* Do this:
Retype the records below word for word and omit any image.

Rows from a dataset of charts and code:
**********

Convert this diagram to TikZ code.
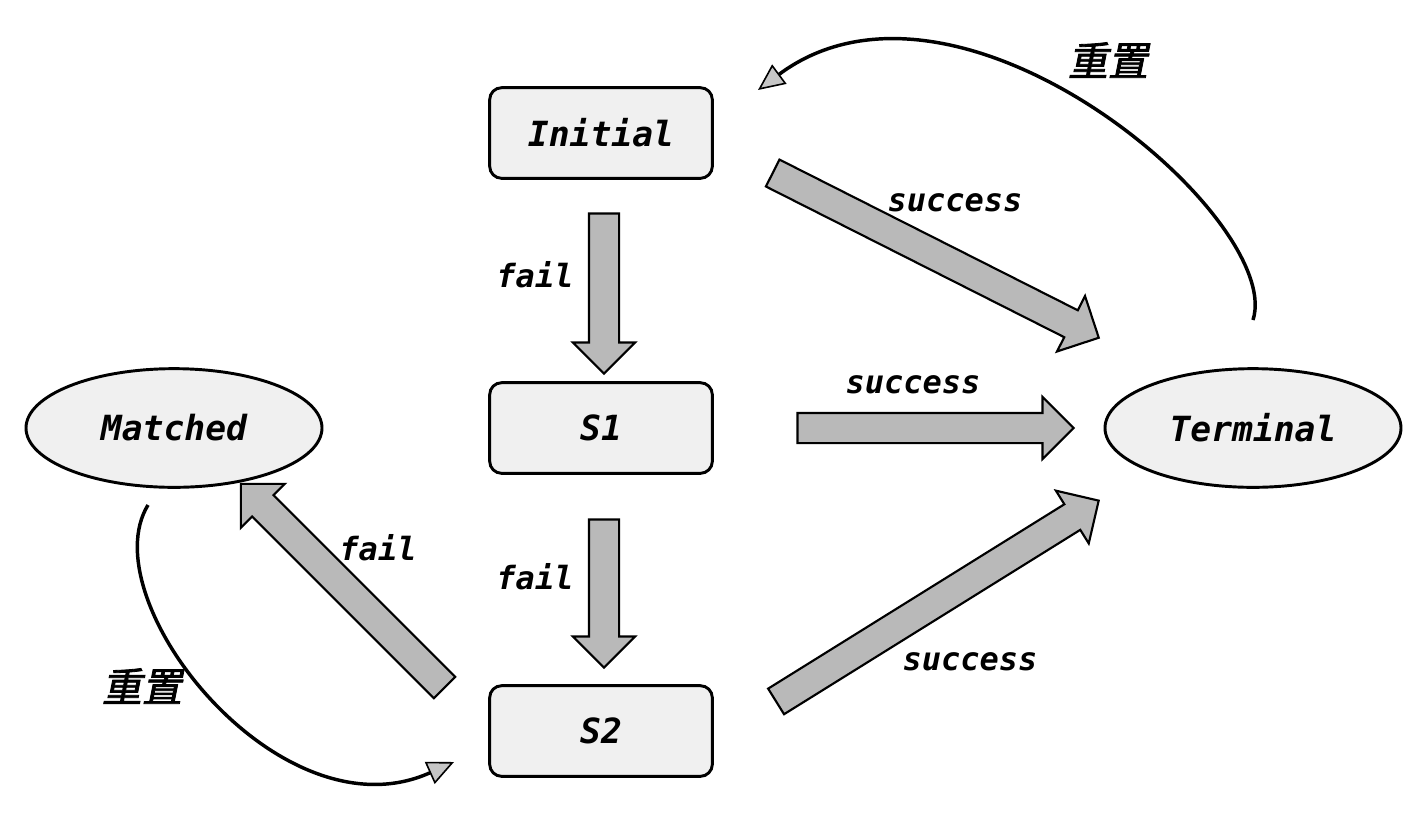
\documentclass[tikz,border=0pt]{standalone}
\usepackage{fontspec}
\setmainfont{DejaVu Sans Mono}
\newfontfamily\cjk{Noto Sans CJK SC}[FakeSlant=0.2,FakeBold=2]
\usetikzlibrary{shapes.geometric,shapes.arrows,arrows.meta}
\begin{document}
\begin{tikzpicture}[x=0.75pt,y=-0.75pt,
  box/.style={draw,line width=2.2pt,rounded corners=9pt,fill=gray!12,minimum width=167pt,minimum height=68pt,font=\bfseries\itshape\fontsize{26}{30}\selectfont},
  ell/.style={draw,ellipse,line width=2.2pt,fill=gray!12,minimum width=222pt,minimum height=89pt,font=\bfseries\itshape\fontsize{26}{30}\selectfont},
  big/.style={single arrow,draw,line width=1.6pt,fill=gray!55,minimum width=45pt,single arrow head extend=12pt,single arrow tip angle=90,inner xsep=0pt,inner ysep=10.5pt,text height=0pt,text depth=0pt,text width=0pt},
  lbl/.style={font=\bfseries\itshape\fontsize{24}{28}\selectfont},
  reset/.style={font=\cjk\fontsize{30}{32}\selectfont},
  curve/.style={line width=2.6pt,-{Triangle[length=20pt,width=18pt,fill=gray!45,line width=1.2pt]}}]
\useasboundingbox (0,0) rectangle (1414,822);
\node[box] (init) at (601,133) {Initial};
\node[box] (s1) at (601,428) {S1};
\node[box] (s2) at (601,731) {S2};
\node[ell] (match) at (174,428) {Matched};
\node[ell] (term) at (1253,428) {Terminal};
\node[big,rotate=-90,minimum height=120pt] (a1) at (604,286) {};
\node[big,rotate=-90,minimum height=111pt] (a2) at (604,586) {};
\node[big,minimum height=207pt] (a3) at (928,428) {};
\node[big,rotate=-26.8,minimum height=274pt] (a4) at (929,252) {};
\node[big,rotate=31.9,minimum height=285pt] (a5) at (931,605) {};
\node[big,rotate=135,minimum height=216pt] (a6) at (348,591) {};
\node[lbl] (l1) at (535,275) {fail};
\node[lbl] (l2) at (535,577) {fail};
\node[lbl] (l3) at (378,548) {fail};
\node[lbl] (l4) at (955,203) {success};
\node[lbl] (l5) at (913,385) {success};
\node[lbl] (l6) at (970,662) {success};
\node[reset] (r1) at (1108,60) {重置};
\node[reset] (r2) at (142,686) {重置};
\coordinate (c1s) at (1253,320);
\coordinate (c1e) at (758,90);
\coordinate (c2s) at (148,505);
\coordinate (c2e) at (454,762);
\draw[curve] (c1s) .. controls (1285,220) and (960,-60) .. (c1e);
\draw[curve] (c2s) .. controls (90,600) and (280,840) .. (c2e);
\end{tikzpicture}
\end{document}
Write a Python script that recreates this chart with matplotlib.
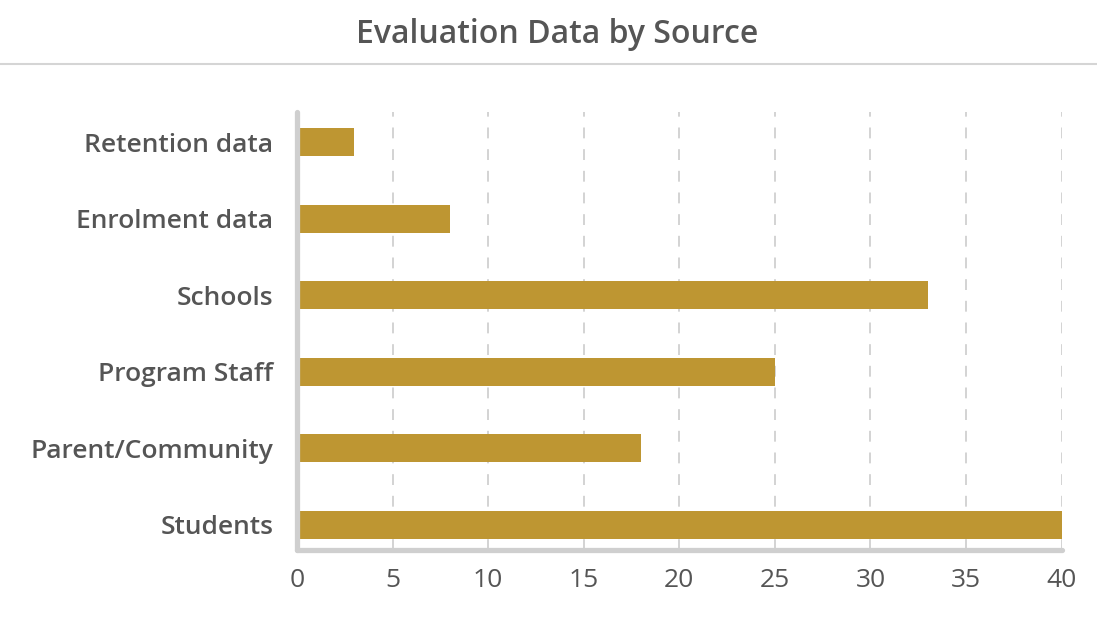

**********

* Exercise output:
Convert this diagram to TikZ code.
\documentclass[tikz,border=0pt]{standalone}
\usepackage{fontspec}
\setmainfont{DejaVu Sans Mono}
\newfontfamily\cjk{Noto Sans CJK SC}[FakeSlant=0.2,FakeBold=2]
\usetikzlibrary{shapes.geometric,shapes.arrows,arrows.meta}
\begin{document}
\begin{tikzpicture}[x=0.75pt,y=-0.75pt,
  box/.style={draw,line width=2.2pt,rounded corners=9pt,fill=gray!12,minimum width=167pt,minimum height=68pt,font=\bfseries\itshape\fontsize{26}{30}\selectfont},
  ell/.style={draw,ellipse,line width=2.2pt,fill=gray!12,minimum width=222pt,minimum height=89pt,font=\bfseries\itshape\fontsize{26}{30}\selectfont},
  big/.style={single arrow,draw,line width=1.6pt,fill=gray!55,minimum width=45pt,single arrow head extend=12pt,single arrow tip angle=90,inner xsep=0pt,inner ysep=10.5pt,text height=0pt,text depth=0pt,text width=0pt},
  lbl/.style={font=\bfseries\itshape\fontsize{24}{28}\selectfont},
  reset/.style={font=\cjk\fontsize{30}{32}\selectfont},
  curve/.style={line width=2.6pt,-{Triangle[length=20pt,width=18pt,fill=gray!45,line width=1.2pt]}}]
\useasboundingbox (0,0) rectangle (1414,822);
\node[box] (init) at (601,133) {Initial};
\node[box] (s1) at (601,428) {S1};
\node[box] (s2) at (601,731) {S2};
\node[ell] (match) at (174,428) {Matched};
\node[ell] (term) at (1253,428) {Terminal};
\node[big,rotate=-90,minimum height=120pt] (a1) at (604,286) {};
\node[big,rotate=-90,minimum height=111pt] (a2) at (604,586) {};
\node[big,minimum height=207pt] (a3) at (928,428) {};
\node[big,rotate=-26.8,minimum height=274pt] (a4) at (929,252) {};
\node[big,rotate=31.9,minimum height=285pt] (a5) at (931,605) {};
\node[big,rotate=135,minimum height=216pt] (a6) at (348,591) {};
\node[lbl] (l1) at (535,275) {fail};
\node[lbl] (l2) at (535,577) {fail};
\node[lbl] (l3) at (378,548) {fail};
\node[lbl] (l4) at (955,203) {success};
\node[lbl] (l5) at (913,385) {success};
\node[lbl] (l6) at (970,662) {success};
\node[reset] (r1) at (1108,60) {重置};
\node[reset] (r2) at (142,686) {重置};
\coordinate (c1s) at (1253,320);
\coordinate (c1e) at (758,90);
\coordinate (c2s) at (148,505);
\coordinate (c2e) at (454,762);
\draw[curve] (c1s) .. controls (1285,220) and (960,-60) .. (c1e);
\draw[curve] (c2s) .. controls (90,600) and (280,840) .. (c2e);
\end{tikzpicture}
\end{document}
Write a Python script that recreates this chart with matplotlib.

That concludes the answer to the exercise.